I found myself at a tiny café a few blocks from the American University in Beirut this week where the owner (who asked that his establishment not be named) proudly explained that he had beaten the ban: "Not only does the government not enforce [the ban], but I get many police who come here to smoke while they are working." He pointed to two uniformed officers smoking nargile and watching the news in the corner. "This law will not hurt the big places. Only small businessmen like me will suffer if they start enforcing the new law," he added.
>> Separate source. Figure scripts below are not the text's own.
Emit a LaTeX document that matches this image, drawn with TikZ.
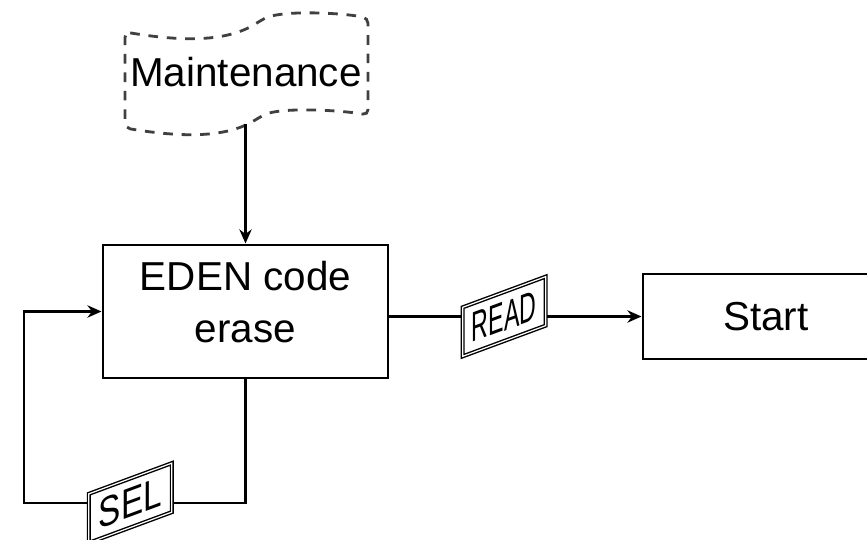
\documentclass[tikz,border=0pt]{standalone}
\usepackage{fontspec}
\setmainfont{Liberation Sans}
\usetikzlibrary{arrows.meta}
\usetikzlibrary{positioning}

\begin{document}
\begin{tikzpicture}[
        >={Stealth[length=8pt,width=7pt]},
        every node/.style={font=\fontsize{23}{29.6}\selectfont},
        block/.style={draw,line width=1.7pt,inner sep=0pt},
        tape/.style={draw=black!75,line width=1.6pt,dash pattern=on 5.5pt off 5pt,rounded corners=3pt},
        link/.style={line width=1.3pt},
        tag/.style={draw,fill=white,line width=0.8pt,double,double distance=0.7pt,yslant=0.37,transform shape,
                    minimum width=1.66cm,minimum height=0.98cm,inner sep=0pt,font=\fontsize{24}{28}\selectfont}]
            \useasboundingbox (0,0) rectangle (17.34,-10.8);

            % punched tape with the maintenance label
            \draw[tape] (2.5,-0.64) .. controls (3.8,-0.86) and (4.6,-0.8) .. (5.2,-0.42)
                .. controls (5.6,-0.2) and (6.8,-0.25) .. (7.36,-0.36) -- (7.36,-2.3)
                .. controls (6.8,-2.2) and (5.6,-2.14) .. (5.2,-2.34)
                .. controls (4.6,-2.72) and (3.8,-2.78) .. (2.5,-2.56) -- cycle;
            \node (maint) at (4.92,-1.45) {Maintenance};

            \node[block,minimum width=5.7cm,minimum height=2.66cm,align=center,text depth=0.38cm] (eden) at (4.91,-6.23) {EDEN code\\erase};
            \node[block,minimum width=4.92cm,minimum height=1.7cm] (start) at (15.32,-6.33) {Start};

            \coordinate (tapeend) at (eden.north |- 0,-2.48);
            \coordinate (loopr) at (eden.south |- 0,-10.06);
            \coordinate (loopl) at (0.48,-10.06);

            \draw[link,->] (tapeend) -- (eden.north);
            \draw[link,->] (eden.east |- start.west) -- node[tag,pos=0.455]{\scalebox{0.55}[1]{READ}} (start.west);
            \draw[link,->] (eden.south) -- (loopr) -- node[tag,pos=0.52]{\scalebox{0.79}[1]{SEL}} (loopl) |- (eden.west);
        \end{tikzpicture}
\end{document}
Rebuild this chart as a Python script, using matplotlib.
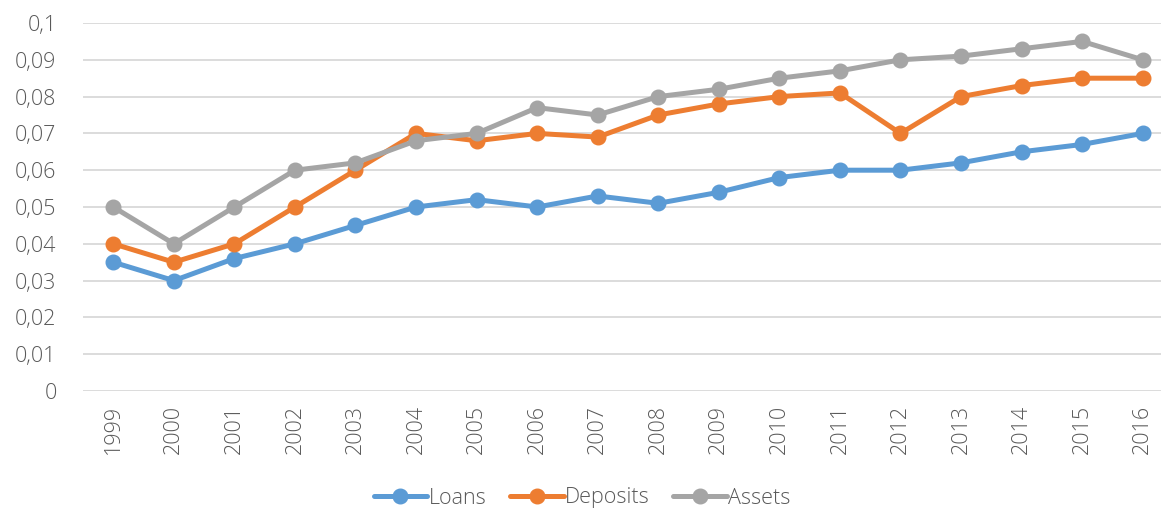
import matplotlib.pyplot as plt
from matplotlib.ticker import FuncFormatter

years = [str(y) for y in range(1999, 2017)]
loans = [0.035, 0.030, 0.036, 0.040, 0.045, 0.050, 0.052, 0.050, 0.053,
         0.051, 0.054, 0.058, 0.060, 0.060, 0.062, 0.065, 0.067, 0.070]
deposits = [0.040, 0.035, 0.040, 0.050, 0.060, 0.070, 0.068, 0.070, 0.069,
            0.075, 0.078, 0.080, 0.081, 0.070, 0.080, 0.083, 0.085, 0.085]
assets = [0.050, 0.040, 0.050, 0.060, 0.062, 0.068, 0.070, 0.077, 0.075,
          0.080, 0.082, 0.085, 0.087, 0.090, 0.091, 0.093, 0.095, 0.090]
y_ticks = [0, 0.01, 0.02, 0.03, 0.04, 0.05, 0.06, 0.07, 0.08, 0.09, 0.1]

plt.rcParams['font.family'] = ['Open Sans', 'DejaVu Sans']
plt.rcParams['font.weight'] = 'light'
text_col = '#595959'

fig = plt.figure(figsize=(11.61, 5.12), dpi=100)
ax = fig.add_axes([83 / 1161, 1 - 391 / 512, 1090 / 1161, 368 / 512])

x = range(len(years))
series = [("Loans", loans, '#5B9BD5'),
          ("Deposits", deposits, '#ED7D31'),
          ("Assets", assets, '#A5A5A5')]
for name, vals, col in series:
    ax.plot(x, vals, color=col, linewidth=3.6, marker='o', markersize=10.5,
            label=name, solid_capstyle='round', zorder=3)

ax.set_xlim(-0.5, len(years) - 0.5)
ax.set_ylim(0, 0.1)
ax.set_yticks(y_ticks)
ax.yaxis.set_major_formatter(FuncFormatter(lambda v, p: f"{v:g}".replace('.', ',')))
ax.set_xticks(list(x))
ax.set_xticklabels(years, rotation=90)
ax.grid(axis='y', color='#D9D9D9', linewidth=1.3)
ax.set_axisbelow(True)
for s in ax.spines.values():
    s.set_visible(False)
ax.tick_params(length=0, colors=text_col, labelsize=15.5)
ax.tick_params(axis='y', pad=19)
ax.tick_params(axis='x', pad=10)

# legend sits at the very bottom edge, as in the source image
ax.legend(loc='center', bbox_to_anchor=(582 / 1161, 1 - 498 / 512),
          bbox_transform=fig.transFigure, ncol=3, frameon=False,
          fontsize=15.5, labelcolor=text_col, handlelength=2.5,
          handletextpad=0.05, columnspacing=1.1, borderpad=0.2)

fig.savefig("out.png", dpi=100)
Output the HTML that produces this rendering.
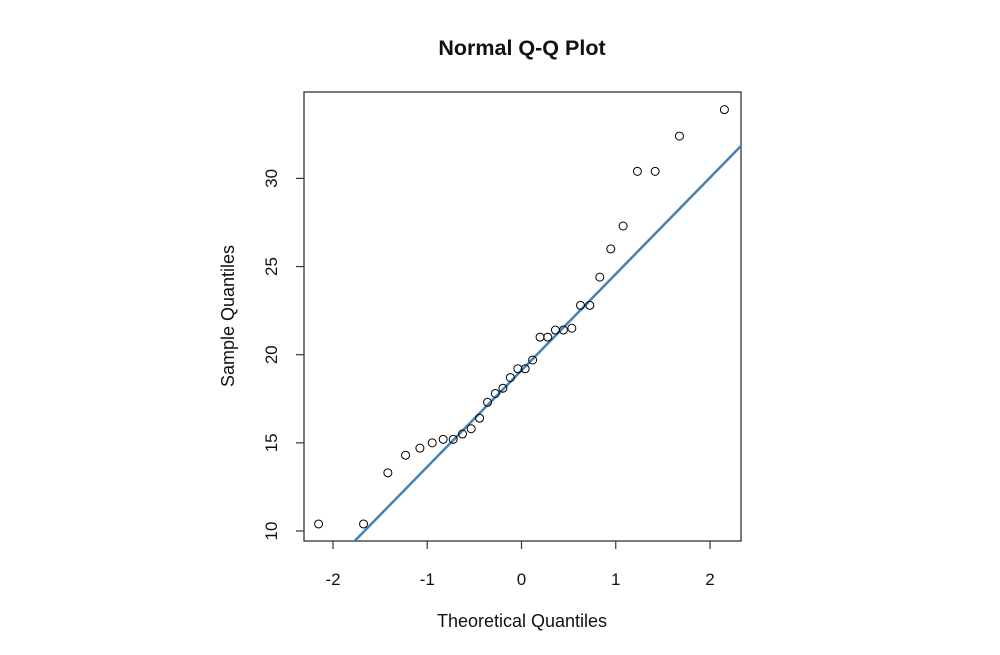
<!DOCTYPE html>
<html><head><meta charset="utf-8"><style>
body{margin:0;background:#fff}
svg{display:block}
text{font-family:"Liberation Sans",Arial,sans-serif;fill:#111}
</style></head><body>
<svg id="chart" width="1000" height="655" viewBox="0 0 1000 655">
<text x="522" y="55" text-anchor="middle" font-size="21.5" font-weight="bold">Normal Q-Q Plot</text>
<rect x="304" y="92" width="437" height="449" fill="none" stroke="#333" stroke-width="1.3"/>
<g id="xaxis"></g>
<g id="yaxis"></g>
<text x="522" y="627" text-anchor="middle" font-size="18">Theoretical Quantiles</text>
<text transform="translate(234,316) rotate(-90)" text-anchor="middle" font-size="18">Sample Quantiles</text>
<defs><clipPath id="clip"><rect x="304" y="92" width="437" height="449"/></clipPath></defs>
<g id="lineg" clip-path="url(#clip)"></g>
<g id="points"></g>
</svg>
<script>
const theoretical=[-2.153,-1.676,-1.418,-1.230,-1.078,-0.947,-0.831,-0.725,-0.626,-0.534,-0.445,-0.360,-0.278,-0.197,-0.118,-0.039,0.039,0.118,0.197,0.278,0.360,0.445,0.534,0.626,0.725,0.831,0.947,1.078,1.230,1.418,1.676,2.153];
const sample=[10.4,10.4,13.3,14.3,14.7,15.0,15.2,15.2,15.5,15.8,16.4,17.3,17.8,18.1,18.7,19.2,19.2,19.7,21.0,21.0,21.4,21.4,21.5,22.8,22.8,24.4,26.0,27.3,30.4,30.4,32.4,33.9];
const xTicks=[-2,-1,0,1,2];
const yTicks=[10,15,20,25,30];
const lineSlope=[5.467];
const lineIntercept=[19.11];
const NS='http://www.w3.org/2000/svg';
function X(v){return 521.5+(v)*94.25;}
function Y(v){return 531-(v-10)*17.63;}
function mk(t,a,p){const e=document.createElementNS(NS,t);for(const k in a)e.setAttribute(k,a[k]);p.appendChild(e);return e;}
const xa=document.getElementById('xaxis'),ya=document.getElementById('yaxis');
xTicks.forEach(t=>{
 const l=mk('line',{x1:X(t),x2:X(t),y1:541,y2:549,stroke:'#333','stroke-width':1.2},xa);
 
 
 const s=mk('text',{x:X(t),y:585,'text-anchor':'middle','font-size':17},xa);
 
 
 s.textContent=t;
});
yTicks.forEach(t=>{
 const l=mk('line',{x1:296,x2:304,y1:Y(t),y2:Y(t),stroke:'#333','stroke-width':1.2},ya);
 
 
 const s=mk('text',{transform:`translate(277,${Y(t)}) rotate(-90)`,'text-anchor':'middle','font-size':17},ya);
 
 
 s.textContent=t;
});
const lg=document.getElementById('lineg');
const x0=-3,x1=3;
const ln=mk('line',{x1:X(x0),y1:Y(lineIntercept[0]+lineSlope[0]*x0),x2:X(x1),y2:Y(lineIntercept[0]+lineSlope[0]*x1),stroke:'#4682b4','stroke-width':2.5},lg);


const pg=document.getElementById('points');
theoretical.forEach((q,i)=>{
 const c=mk('circle',{cx:X(q),cy:Y(sample[i]),r:4,fill:'none',stroke:'#000','stroke-width':1},pg);
 
 
});
</script>
</body></html>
The slightly upscale Tasty Café, in Beirut's Hamra district, has adjusted to the ban by constructing a large outdoor patio. A waiter told me, "We are fine here, look at how much space we have outside," before adding grimly, "but unfortunately, the small places where I like to smoke will be out of business very soon." On any given night, the young and affluent flock to bustling Tasty to indulge in a cloud of fruit flavored smoke.

Around the corner from Tasty, an old man named Abu Hassan sat in his hardware store chain smoking cigarettes with a handful of friends and customers.

"What are they going to do, fine me for smoking while I cut keys?" he asked. "I have worked this way my whole life. They don't enforce anything else, so why should I believe that they will stop people from smoking? Everything in Lebanon has its price," he said defiantly.

Winter is coming, and the rain and cold weather will effectively kill many small nargile cafes when smokers can no longer congregate on sidewalks and in parking spaces for hours on end. But the repulsive high-end nightclubs and bars, regularly written about in the bi-annual "Beirut Is Back!" feature stories, will do just fine. Many clubs figure bribery into the daily cost of doing business.

Meanwhile, desperate politicians are pushing for amendments to allow designated smoking areas in hotels and restaurants. A nearly 50 percent drop in tourism this year has decimated an already foundering sector of the economy, and pressure is on to act fast.

The ubiquitous nargile cafes in Lebanon have another couple of months to figure out a way to survive the colder months. For now everyone is stuck with an open-air smoke out on the streets of Beirut.